A Snapshot of Dominance: Sales by Brand in Key Years
To put these shifts in perspective, let’s look at a simplified view of U.S. market leadership during these pivotal eras. This table illustrates the dramatic changes in brand hierarchy over time.
| Year | Top Selling Brand (U.S.) | Key Trend | Notable Runner-Ups |
|---|---|---|---|
| 1965 | Chevrolet (GM) | Peak American Dominance | Ford, Pontiac |
| 1985 | Ford | Japanese Brands Rising | Chevrolet, Toyota |
| 2005 | Ford | SUVs and Trucks Rule | Chevrolet, Toyota |
| 2026 | Toyota | Reliability & Hybrids Win | Ford, Honda, Tesla |
Decoding the Sales Shifts: The 3 Core Drivers
After analyzing all this history, I’ve found that brand success isn’t random. It consistently boils down to mastering three key areas. Getting these right means growth; getting them wrong means becoming a historical footnote.
- The ‘Right Product, Right Time’ Principle: This is the most crucial factor. The Ford Model T for a nation needing mobility. The Toyota Corolla during an oil crisis. The Chrysler Minivan for suburban families. The Tesla Model 3 for the tech-forward EV adopter. The brands that anticipate or react fastest to societal shifts invariably win the sales race.
- Building (and Breaking) Consumer Trust: Trust is the currency of the car business. Japanese brands built an empire on the trust that their cars would simply run forever. Hyundai built its modern reputation with a 10-year warranty. Conversely, the biggest mistake I’ve seen brands make is breaking that trust. The quality issues of 1970s American cars caused damage that took decades to repair. Trust is hard-won and easily lost.
- Economic and Cultural Tides: No brand is immune to the economy. Post-war prosperity fueled the V8 era. Recessions and gas price spikes drove sales of smaller cars. The current cultural and regulatory push towards sustainability is the single biggest tailwind for EV sales. Smart brands don’t fight the tide; they build a better sail.
Frequently Asked Questions
What car brand has sold the most vehicles historically worldwide?
As of 2026, Toyota holds the title for the most cars sold by a single manufacturer, having overtaken Volkswagen. Its global reach and reputation for reliability have propelled it to the top spot over the last two decades.
Why did General Motors lose its top sales spot?
GM’s decline from decades of dominance was multifaceted. It was slow to react to the demand for small, fuel-efficient cars in the 70s, faced significant competition from Japanese brands on quality, and was hit hard by the 2008 financial crisis, which led to bankruptcy and the discontinuation of several brands like Pontiac and Saturn.
How did Tesla become so dominant in the EV market so quickly?
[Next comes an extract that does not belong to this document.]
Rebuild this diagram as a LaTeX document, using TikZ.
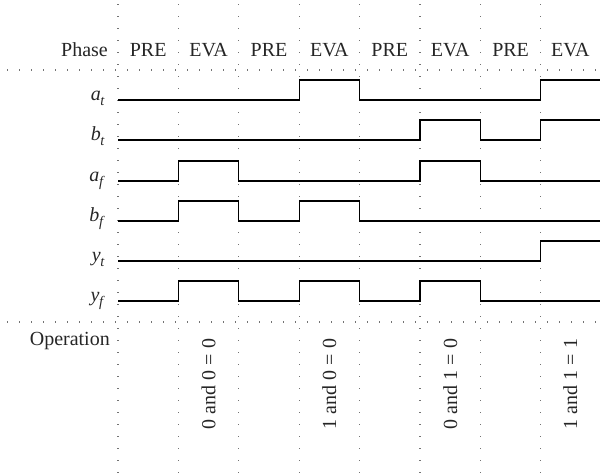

Tesla succeeded by approaching the car as a tech product, not just a vehicle. They focused on performance, a superior charging network (the Superchargers), and over-the-air software updates that improved the car over time, creating a user experience legacy automakers are still struggling to replicate.
Will traditional brands like Ford and Toyota ever catch up to Tesla in EV sales?
While Tesla had a massive head start, legacy automakers are investing billions and leveraging their manufacturing scale. Brands like Ford, Hyundai, and GM are closing the gap with compelling products, and Toyota is aggressively expanding its EV and hybrid lineup. The next five years will be critical in determining the long-term EV market leaders.